PSNI apology: We failed to protect Orangemen from republican attack during Twelfth of July parade
Ballymacarrett No 6 district lodge said they were pelted with stones, paint bombs and bottles of urine as they walked past Short Strand in 2013
The Chief Constable has apologised to Orangemen after a complaints watchdog found police failed to protect them from a republican attack as they returned from Twelfth commemorations.
Members of Ballymacarrett No 6 district lodge reported the episode to the Police Ombudsman, alleging they were pelted with stones, paint bombs and bottles of urine as they walked past the nationalist Short Strand area in east Belfast on July 12, 2013.
The Police Ombudsman has today said in a report that the complaint is "substantiated in its entirety".
A young bandswoman suffered a fractured cheek bone and an Orangewoman required 10 stitches to a leg wound.
There was no police presence in Short Strand - the PSNI “were satisfied that the Short Strand community had demonstrated that self community policing could be achieved”.

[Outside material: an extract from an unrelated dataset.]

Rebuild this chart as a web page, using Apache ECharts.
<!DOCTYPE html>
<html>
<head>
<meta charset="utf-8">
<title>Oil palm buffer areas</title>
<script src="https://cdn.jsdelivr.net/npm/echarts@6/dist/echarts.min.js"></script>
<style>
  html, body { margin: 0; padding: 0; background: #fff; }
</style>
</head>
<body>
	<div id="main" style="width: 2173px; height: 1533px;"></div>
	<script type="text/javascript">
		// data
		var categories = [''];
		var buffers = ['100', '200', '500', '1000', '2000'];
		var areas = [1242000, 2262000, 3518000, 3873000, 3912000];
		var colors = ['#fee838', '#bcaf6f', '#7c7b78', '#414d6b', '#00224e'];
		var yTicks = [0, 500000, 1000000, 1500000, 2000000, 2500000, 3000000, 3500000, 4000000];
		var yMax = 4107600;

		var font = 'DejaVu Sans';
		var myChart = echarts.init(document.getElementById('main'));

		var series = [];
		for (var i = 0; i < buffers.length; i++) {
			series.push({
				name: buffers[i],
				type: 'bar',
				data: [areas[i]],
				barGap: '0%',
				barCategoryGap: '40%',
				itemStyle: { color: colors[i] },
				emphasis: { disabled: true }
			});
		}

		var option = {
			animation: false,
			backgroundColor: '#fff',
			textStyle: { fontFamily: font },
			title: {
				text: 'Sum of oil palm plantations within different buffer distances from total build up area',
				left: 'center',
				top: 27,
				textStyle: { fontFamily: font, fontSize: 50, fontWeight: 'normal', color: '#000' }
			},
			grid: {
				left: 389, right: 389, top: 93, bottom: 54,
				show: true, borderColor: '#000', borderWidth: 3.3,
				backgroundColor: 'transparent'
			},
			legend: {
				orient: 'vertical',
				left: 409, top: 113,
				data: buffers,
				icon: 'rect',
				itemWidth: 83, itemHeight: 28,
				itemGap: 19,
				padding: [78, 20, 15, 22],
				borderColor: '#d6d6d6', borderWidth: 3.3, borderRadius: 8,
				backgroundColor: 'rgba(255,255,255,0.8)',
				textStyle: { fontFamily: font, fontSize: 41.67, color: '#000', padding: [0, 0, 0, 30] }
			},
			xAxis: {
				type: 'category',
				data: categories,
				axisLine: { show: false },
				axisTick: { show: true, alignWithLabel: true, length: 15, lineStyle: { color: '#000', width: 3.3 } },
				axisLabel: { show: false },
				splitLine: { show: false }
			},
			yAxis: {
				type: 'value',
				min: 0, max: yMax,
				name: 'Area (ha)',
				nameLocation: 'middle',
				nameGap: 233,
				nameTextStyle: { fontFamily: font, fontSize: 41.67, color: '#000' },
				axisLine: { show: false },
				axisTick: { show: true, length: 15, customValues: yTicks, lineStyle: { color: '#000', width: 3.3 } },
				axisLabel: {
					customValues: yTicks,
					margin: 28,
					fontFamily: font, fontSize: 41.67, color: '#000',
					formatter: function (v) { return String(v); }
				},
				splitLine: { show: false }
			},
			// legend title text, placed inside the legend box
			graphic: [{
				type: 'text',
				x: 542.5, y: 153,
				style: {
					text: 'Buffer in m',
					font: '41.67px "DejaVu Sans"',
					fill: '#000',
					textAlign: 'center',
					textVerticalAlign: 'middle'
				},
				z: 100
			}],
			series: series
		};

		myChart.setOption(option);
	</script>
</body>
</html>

Chief Constable George Hamilton said while the Ombudsman's office had cleared all officers of wrongdoing, it had found the police failed to plan sufficiently for violence and had not deployed sufficient numbers of officers.
"It's our job to keep people safe, we didn't do it on that occasion and for that I am sorry," Mr Hamilton told the Policing Board.

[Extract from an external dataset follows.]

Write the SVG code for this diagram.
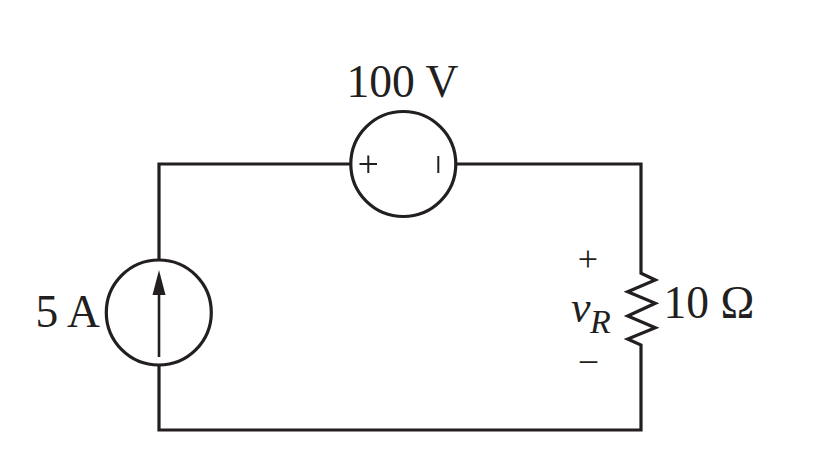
<svg xmlns="http://www.w3.org/2000/svg" width="835" height="466" viewBox="0 0 835 466">
<style>
.w{fill:none;stroke:#231f20;stroke-width:3.2}
.t{stroke-width:2}
text{font-family:"Liberation Serif","Times New Roman",serif;fill:#231f20;font-size:45.500px}
.i{font-style:italic}
</style>
<rect width="835" height="466" fill="#fff"/>
<g id="connectors">
<path class="w" d="M350.500 164H159V260M159 365V430H641V345L627.700 339L655.300 327.700L627.700 316L655.300 303.300L627.700 291.700L655.300 280L641 273.300V164H456"/>
</g>
<g id="voltage-source">
<circle class="w" cx="403.300" cy="164" r="52.500"/>
<path class="w t" d="M359.500 164H377M368.300 155.500V173M438.300 156V173"/>
<text x="346.500" y="96.700" style="font-size:45.600px">100 V</text>
</g>
<g id="current-source">
<circle class="w" cx="158.800" cy="312.500" r="52.500"/>
<path class="w" d="M159 357V295" style="stroke-width:2.600"/>
<path d="M159 270L165.500 295H152.500Z" fill="#231f20"/>
<text x="35.500" y="326.700">5 A</text>
</g>
<g id="resistor">
<text x="663.500" y="318.300">10 Ω</text>
<text x="588" y="270.500" text-anchor="middle" style="font-size:36px">+</text>
<text x="571" y="322" class="i" style="font-size:44px">v</text>
<text x="590" y="333" class="i" style="font-size:34px">R</text>
<text x="588.500" y="375" text-anchor="middle" style="font-size:38px">−</text>
</g>
</svg>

Ballymacarrett District LOL No 6 said in a statement today: "While we welcome the apology, it is regrettable that the PSNI have not charged one person out of over 200 involved in the attack, nor has any officer faced disciplinary action for their mistakes."
It said the decision to entrust "self community policing" in Short Strand was "disturbing" - and slammed a "misleading" statement by PSNI at the time that said officers had "moved in to protect St Matthew’s chapel".
"It was that same community who unleashed this well-planned vicious and sectarian attack on a lawful parade," said Ballymacarrett .
"We call on our elected representatives to ensure that the PSNI will not again abdicate their role as they did in 2013. We were victims not only of republican aggression, but also the fact that the police did not have police officers in the Short Strand and therefore could neither prevent nor protect the parade.
"Thankfully the truth has finally emerged and an unequivocal apology offered to the people attacked on the Newtownards Road that evening."
Residents of the Short Strand claimed their homes also came under attack from loyalists.
DUP Policing Board member Robin Newton had asked Mr Hamilton to comment on the Ombudsman's report at yesterday's monthly board meeting.
The Chief Constable said: "The Ombudsman's report concluded that there was no misconduct identified on the part of any individual officer, however, the Ombudsman did find that the police had failed to protect Orange Order members on their return parade.
"That was because of a number of shortcomings, mainly around planning for the event, with regard to police deployments into the Short Strand area, that was a shortcoming that the Ombudsman identified."
Mr Newton said the Ombudsman's findings were "disturbing".
"There were people injured. There was clothing and regalia damaged," he said.